This year will be my parents 50th wedding anniversary. My mum is a JW my father is not. My husband and I hade been Df'd and I have 3 sisters. Sister number 1 is married to an elder and is a staunch JW. When I phoned her to tell her I was being Df'd she was typically judmental, unsympathetic and more concerned that everybody was aware of the need to shun me than anything else. I haven't seen or spoken to her since. Sister no 2 was never baptised and lives in the US. Sister 3 is baptised but inactive and does not attend meetings and lives with my mum and dad.
My sister in the USA wants to fly back to the UK for the anniversary and has asked if my parents are planning anything. As far as I am aware they are not. My older sister planned the other big family do so I wouldn't know if she has made any plans this time as I will not be included. I would like to mark this special occasion for my parents but anything I am involved in will be blighted by the fact my older sister will refuse to come. I also don't want to make trouble for her as my Dad is very sensitive on this issue and will be furious with her if he knows she is being an arrogant JW.
Part of me is also resentful that my sister will spend time with my 2 other sisters when essentially there is little to choose between our views and lives but will be exclude my family.
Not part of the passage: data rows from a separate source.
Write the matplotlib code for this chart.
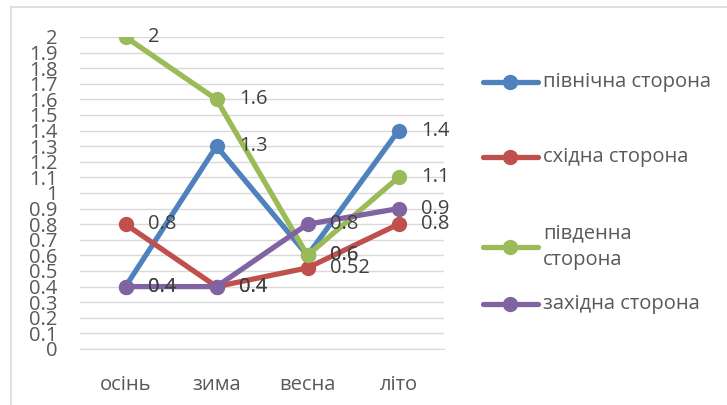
import matplotlib.pyplot as plt
from matplotlib.lines import Line2D

plt.rcParams['font.family'] = ['Open Sans', 'DejaVu Sans']

seasons = ['осінь', 'зима', 'весна', 'літо']
north = [0.4, 1.3, 0.6, 1.4]
east = [0.8, 0.4, 0.52, 0.8]
south = [2, 1.6, 0.6, 1.1]
west = [0.4, 0.4, 0.8, 0.9]
names = ['північна сторона', 'східна сторона', 'південна\nсторона', 'західна сторона']
colors = ['#4f81bd', '#c0504d', '#9bbb59', '#8064a2']
yticks = [i / 10 for i in range(21)]
ytick_labels = ['0'] + ['%.1f' % t for t in yticks[1:10]] + ['1'] + ['%.1f' % t for t in yticks[11:20]] + ['2']

txt = '#595959'
fs = 14.5
fig = plt.figure(figsize=(7.27, 4.05), dpi=100)
ax = fig.add_axes([80 / 727, 56 / 405, 364 / 727, 312 / 405])

x = range(len(seasons))
for vals, c in zip([north, east, south, west], colors):
    ax.plot(x, vals, color=c, lw=3.8, marker='o', ms=10, solid_capstyle='round')
    for xi, v in zip(x, vals):
        ax.annotate('%g' % v, (xi, v), xytext=(16, 0), textcoords='offset points',
                    va='center', ha='left', fontsize=fs, color='#404040')

ax.set_xlim(-0.5, 3.5)
ax.set_ylim(0, 2)
ax.set_yticks(yticks)
ax.set_yticklabels(ytick_labels)
ax.set_xticks(list(x))
ax.set_xticklabels(seasons)
ax.tick_params(length=0, labelsize=fs, colors=txt)
ax.tick_params(axis='y', pad=16)
ax.tick_params(axis='x', pad=19)
ax.grid(axis='y', color='#d9d9d9', lw=1)
ax.set_axisbelow(True)
for s in ['left', 'right', 'top']:
    ax.spines[s].set_visible(False)
ax.spines['bottom'].set_color('#d9d9d9')

# legend drawn by hand so the entries sit where the chart puts them
legend_y = [82, 157, 247, 304]
for name, c, yy in zip(names, colors, legend_y):
    fy = 1 - yy / 405
    fig.add_artist(Line2D([483 / 727, 538 / 727], [fy, fy], color=c, lw=3.8,
                          solid_capstyle='round'))
    fig.add_artist(Line2D([510 / 727], [fy], color=c, marker='o', ms=10))
    fig.text(543 / 727, fy, name, va='center', ha='left', fontsize=fs, color=txt,
             linespacing=1.45)

# chart frame
fig.add_artist(Line2D([10.5 / 727, 10.5 / 727], [0, 1 - 7 / 405], color='#d9d9d9', lw=1.2))
fig.add_artist(Line2D([10.5 / 727, 1], [1 - 7 / 405, 1 - 7 / 405], color='#d9d9d9', lw=1.2))

fig.savefig('out.png', dpi=100)
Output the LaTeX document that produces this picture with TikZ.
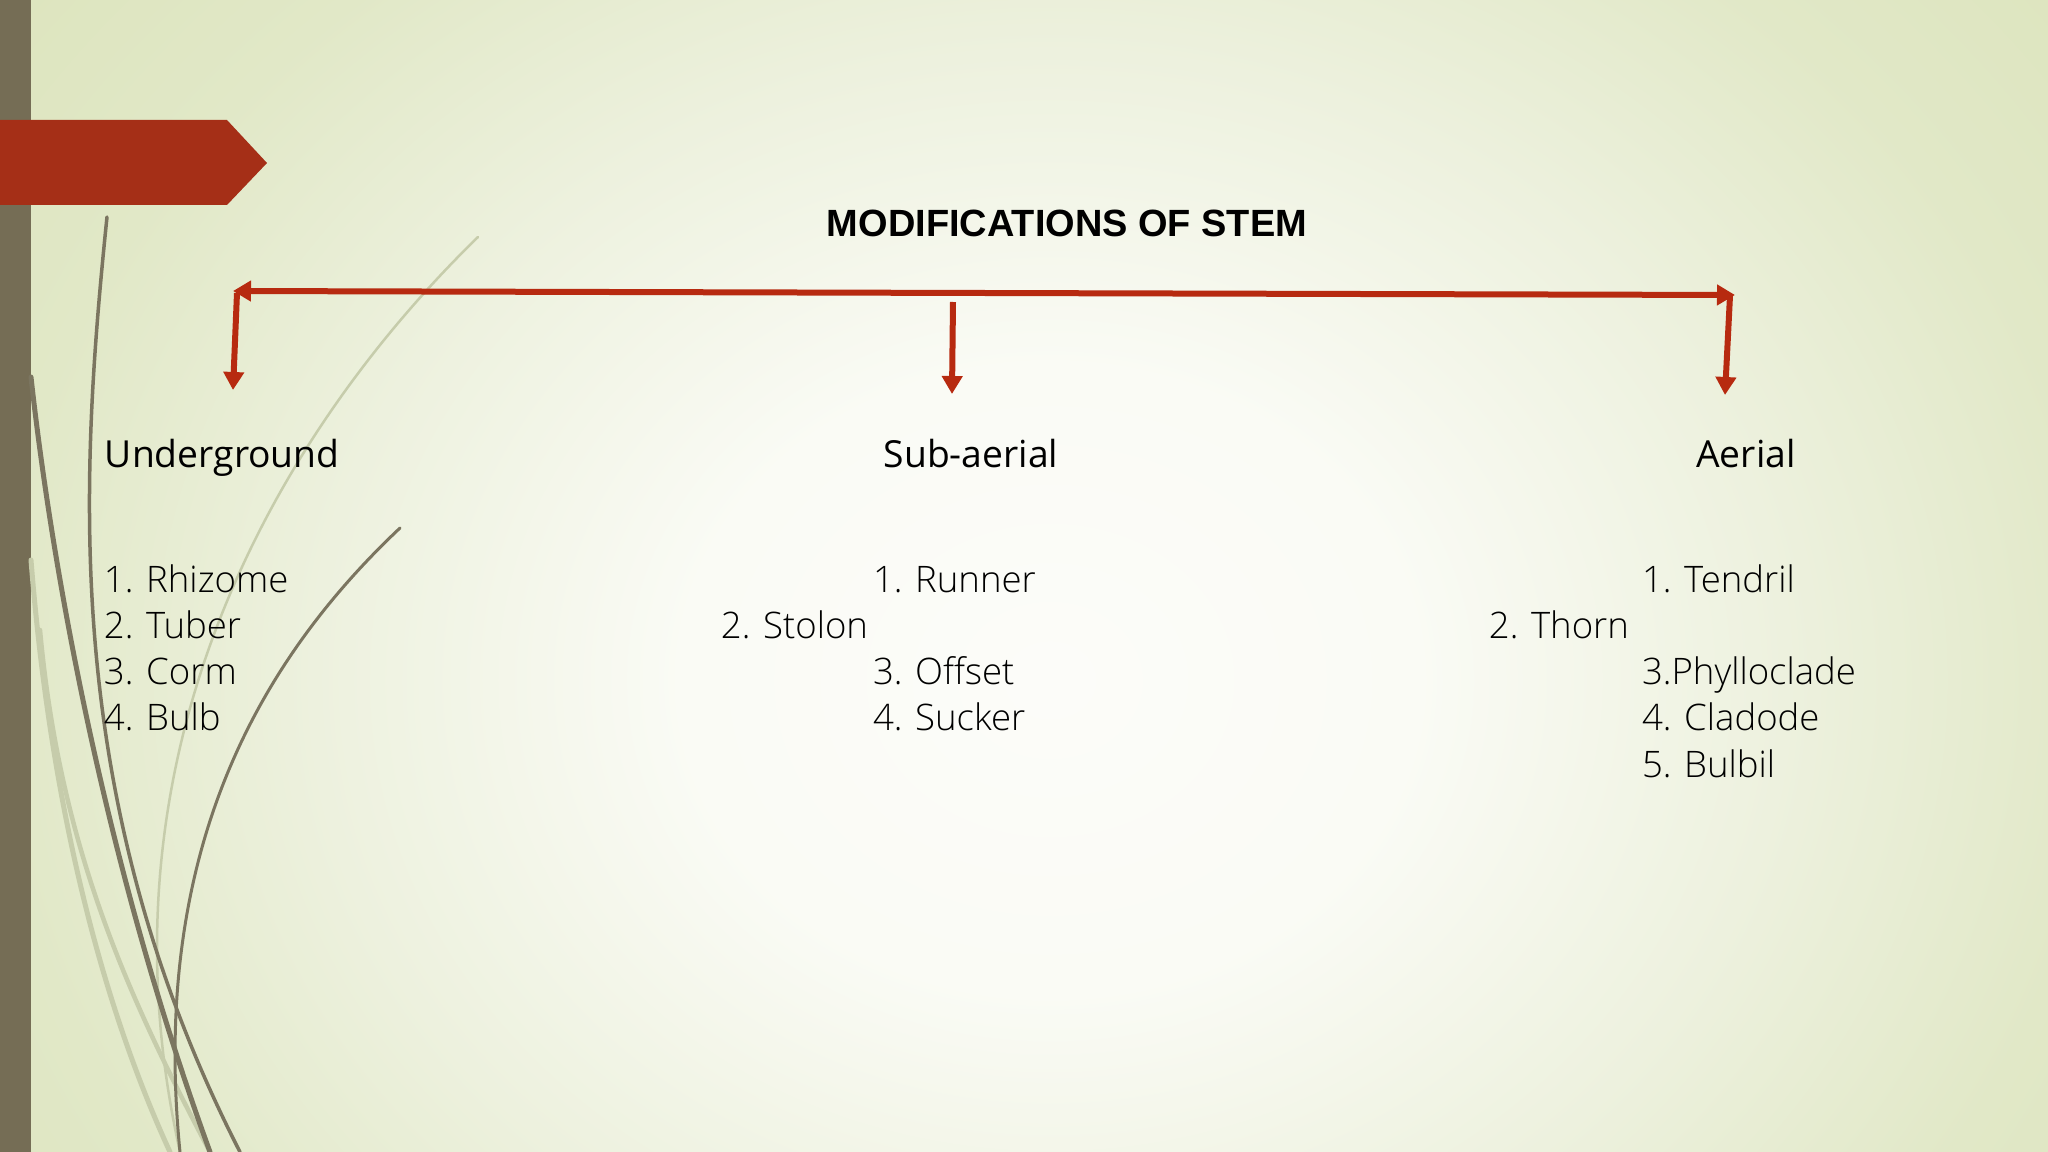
\documentclass[tikz,border=0pt]{standalone}
\usepackage{fontspec}
\IfFontExistsTF{Open Sans Light}{\setmainfont{Open Sans Light}}{\setmainfont{Open Sans}}
\newfontfamily\headfont{Open Sans}
\newfontfamily\titlefont{Liberation Sans}
\usetikzlibrary{arrows.meta,positioning}
\definecolor{slideRed}{HTML}{A52F17}
\definecolor{arrowRed}{HTML}{B72A10}
\definecolor{barOlive}{HTML}{756D55}
\definecolor{stemDark}{HTML}{7B7560}
\definecolor{stemLight}{HTML}{C6CCAB}
\definecolor{bgOuter}{HTML}{DCE4BC}
\definecolor{bgEdge}{HTML}{E1E8C7}
\definecolor{bgMid}{HTML}{EDF1DE}
\definecolor{bgCore}{HTML}{FAFBF5}
\definecolor{bgInner}{HTML}{FCFCF9}
\pgfdeclareradialshading{slidebg}{\pgfpoint{0bp}{0bp}}{color(0bp)=(bgInner); color(8bp)=(bgCore); color(16bp)=(bgMid); color(23bp)=(bgEdge); color(30bp)=(bgOuter); color(50bp)=(bgOuter)}

\begin{document}
\begin{tikzpicture}[every node/.style={inner sep=0pt,outer sep=0pt}]
      \tikzstyle{head}=[font=\headfont\fontsize{10.6}{14}\selectfont,text=black]
      \tikzstyle{item}=[font=\fontsize{10.4}{13}\selectfont,text=black,anchor=base west]
      \tikzstyle{link}=[arrowRed,line width=0.6mm,-{Triangle[length=1.8mm,width=2mm]}]
      \tikzstyle{stalk}=[stemDark,line cap=round]
      \tikzstyle{blade}=[stemLight,line cap=round]
      \useasboundingbox (0,0) rectangle (20.48,-11.52);
      \begin{scope}
        \clip (0,0) rectangle (20.48,-11.52);
        \shade[shading=slidebg] (-1.0,3.0) rectangle (22.0,-16.6);
      \end{scope}
      \fill[barOlive] (0,0) rectangle (0.31,-11.52);
      \fill[slideRed] (0,-1.20) -- (2.27,-1.20) -- (2.67,-1.63) -- (2.27,-2.05) -- (0,-2.05) -- cycle;
      % grass blades on the left edge
      \draw[blade,line width=0.5mm] (0.31,-5.6) .. controls (0.5,-8) and (1.0,-10) .. (1.70,-11.52);
      \draw[blade,line width=0.45mm] (0.40,-6.3) .. controls (0.6,-8.5) and (1.3,-10) .. (2.10,-11.52);
      \draw[blade,line width=0.25mm] (4.78,-2.37) .. controls (2.8,-4.3) and (0.9,-7.5) .. (1.80,-11.52);
      \draw[stalk,line width=0.5mm] (0.31,-3.77) .. controls (0.5,-5.5) and (1.0,-8.5) .. (2.10,-11.52);
      \draw[stalk,line width=0.35mm] (1.07,-2.17) .. controls (0.8,-4.8) and (0.6,-8.0) .. (2.40,-11.52);
      \draw[stalk,line width=0.3mm] (4.00,-5.28) .. controls (2.6,-6.6) and (1.5,-8.5) .. (1.80,-11.52);
      \node[font=\titlefont\bfseries\fontsize{10.8}{13}\selectfont,anchor=base] (title) at (10.67,-2.37) {MODIFICATIONS OF STEM};
      \node[head,anchor=base west] (ug) at (1.05,-4.67) {Underground};
      \node[head,anchor=base] (sa) at (9.71,-4.67) {Sub-aerial};
      \node[head,anchor=base] (ae) at (17.46,-4.67) {Aerial};
      \node[item] (ug1) at (1.04,-5.93) {1. Rhizome};
      \node[item] (ug2) at ([yshift=-4.6mm]ug1.base west) {2. Tuber};
      \node[item] (ug3) at ([yshift=-4.6mm]ug2.base west) {3. Corm};
      \node[item] (ug4) at ([yshift=-4.6mm]ug3.base west) {4. Bulb};
      \node[item] (sa1) at (8.73,-5.93) {1. Runner};
      \node[item,anchor=base east] (sa2) at (8.68,-6.39) {2. Stolon};
      \node[item] (sa3) at ([yshift=-9.2mm]sa1.base west) {3. Offset};
      \node[item] (sa4) at ([yshift=-4.6mm]sa3.base west) {4. Sucker};
      \node[item] (ae1) at (16.42,-5.93) {1. Tendril};
      \node[item,anchor=base east] (ae2) at (16.29,-6.39) {2. Thorn};
      \node[item] (ae3) at ([yshift=-9.2mm]ae1.base west) {3.Phylloclade};
      \node[item] (ae4) at ([yshift=-4.6mm]ae3.base west) {4. Cladode};
      \node[item] (ae5) at ([yshift=-4.6mm]ae4.base west) {5. Bulbil};
      \coordinate (spanW) at (2.33,-2.91);
      \coordinate (spanE) at (17.35,-2.95);
      \coordinate (rootW) at (2.37,-2.93);
      \coordinate (rootM) at (9.53,-3.02);
      \coordinate (rootE) at (17.30,-2.96);
      \coordinate (tipW) at (2.33,-3.90);
      \coordinate (tipM) at (9.52,-3.94);
      \coordinate (tipE) at (17.25,-3.95);
      \draw[link,{Triangle[length=1.8mm,width=2mm]}-{Triangle[length=1.8mm,width=2mm]}] (spanW) -- (spanE);
      \draw[link] (rootW) -- (tipW);
      \draw[link] (rootM) -- (tipM);
      \draw[link] (rootE) -- (tipE);
    \end{tikzpicture}
\end{document}
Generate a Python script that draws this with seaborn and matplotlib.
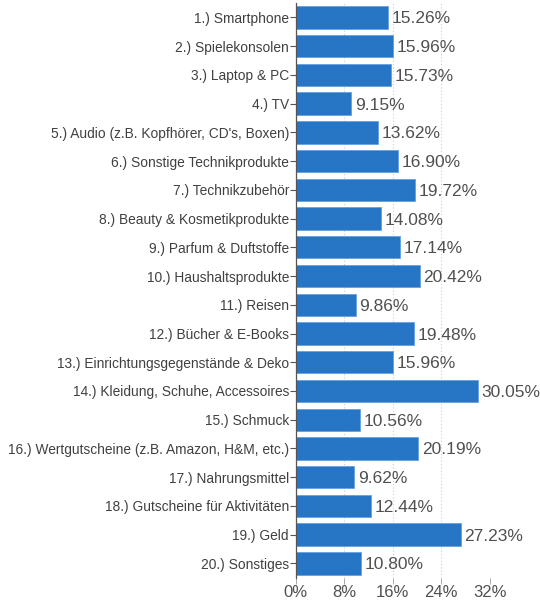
import pandas as pd
import seaborn as sns
from matplotlib import pyplot as plt

categories = [
    "1.) Smartphone", "2.) Spielekonsolen", "3.) Laptop & PC", "4.) TV",
    "5.) Audio (z.B. Kopfhörer, CD's, Boxen)", "6.) Sonstige Technikprodukte",
    "7.) Technikzubehör", "8.) Beauty & Kosmetikprodukte", "9.) Parfum & Duftstoffe",
    "10.) Haushaltsprodukte", "11.) Reisen", "12.) Bücher & E-Books",
    "13.) Einrichtungsgegenstände & Deko", "14.) Kleidung, Schuhe, Accessoires",
    "15.) Schmuck", "16.) Wertgutscheine (z.B. Amazon, H&M, etc.)",
    "17.) Nahrungsmittel", "18.) Gutscheine für Aktivitäten", "19.) Geld",
    "20.) Sonstiges",
]
shares = [15.26, 15.96, 15.73, 9.15, 13.62, 16.90, 19.72, 14.08, 17.14, 20.42,
          9.86, 19.48, 15.96, 30.05, 10.56, 20.19, 9.62, 12.44, 27.23, 10.80]
x_ticks = [0, 8, 16, 24, 32]

df = pd.DataFrame({"category": categories, "share": shares})

sns.set_style("white")
plt.rcParams['font.family'] = ['Liberation Sans', 'DejaVu Sans']

fig = plt.figure(figsize=(5.4, 6), dpi=100)
ax = fig.add_axes([0.548, 0.037, 0.359, 0.958])

sns.barplot(data=df, x="share", y="category", orient="h", color="#2776c6",
            saturation=1, width=0.78, edgecolor="#5b9be0", linewidth=0.5, ax=ax)

for i, v in enumerate(shares):
    ax.text(v + 0.6, i, f"{v:.2f}%", va="center_baseline", ha="left",
            fontsize=12.5, color="#505050")

ax.set_xlim(0, 32)
ax.set_ylim(19.5, -0.5)
ax.set_xticks(x_ticks)
ax.set_xticklabels([f"{t}%" for t in x_ticks], fontsize=12, color="#505050")
ax.tick_params(axis="y", labelsize=9.9, labelcolor="#404040", length=4, width=0.8,
               color="#555555", pad=1, left=True)
ax.tick_params(axis="x", length=4, width=0.6, color="#999999", pad=1, bottom=True)
ax.set_xlabel("")
ax.set_ylabel("")

for t in x_ticks[1:]:
    ax.axvline(t, color="#cccccc", linestyle=(0, (1, 2)), linewidth=0.8, zorder=0)

for s in ["top", "right", "bottom"]:
    ax.spines[s].set_visible(False)
ax.spines["left"].set_color("#555555")
ax.spines["left"].set_linewidth(0.9)

plt.savefig("out.png", dpi=100)
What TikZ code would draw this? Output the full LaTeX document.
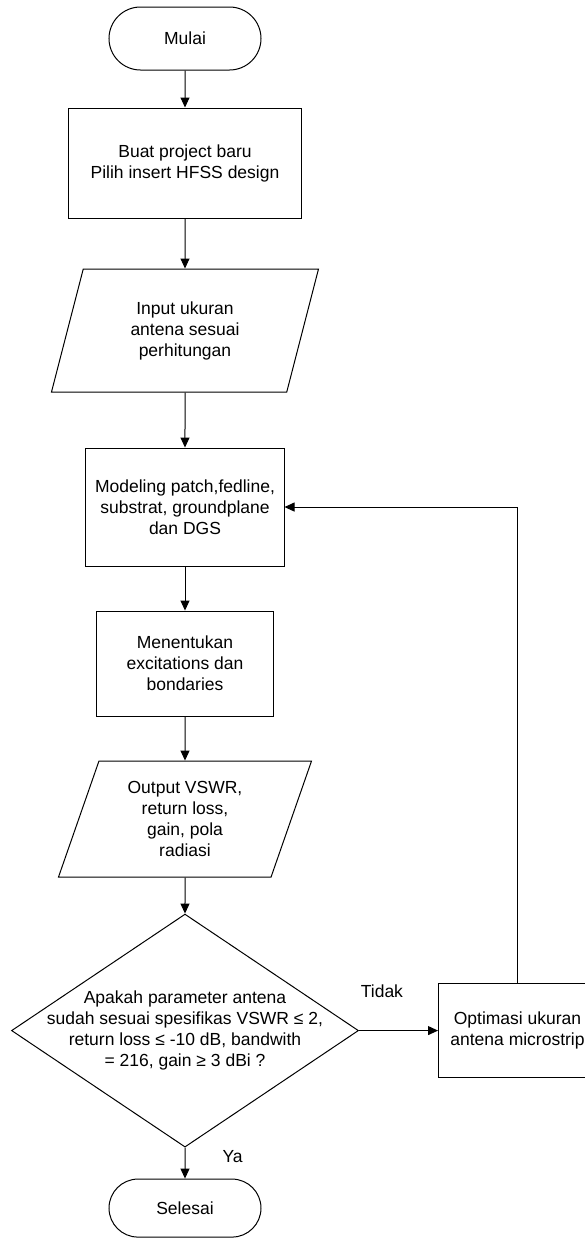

But that is me and I can work with that.
What I need is some help as to how to navigate this social minefield so that it is a happy time for my parents and not blighted by ill feeling, family arguments over shunning and bad feeling. I don't want to force the issue as this will spoil whatever is arranged thi is for my parents and I don't want it to be about me and being shunned.
Any help would be appreciated this has the potential to be a total mess.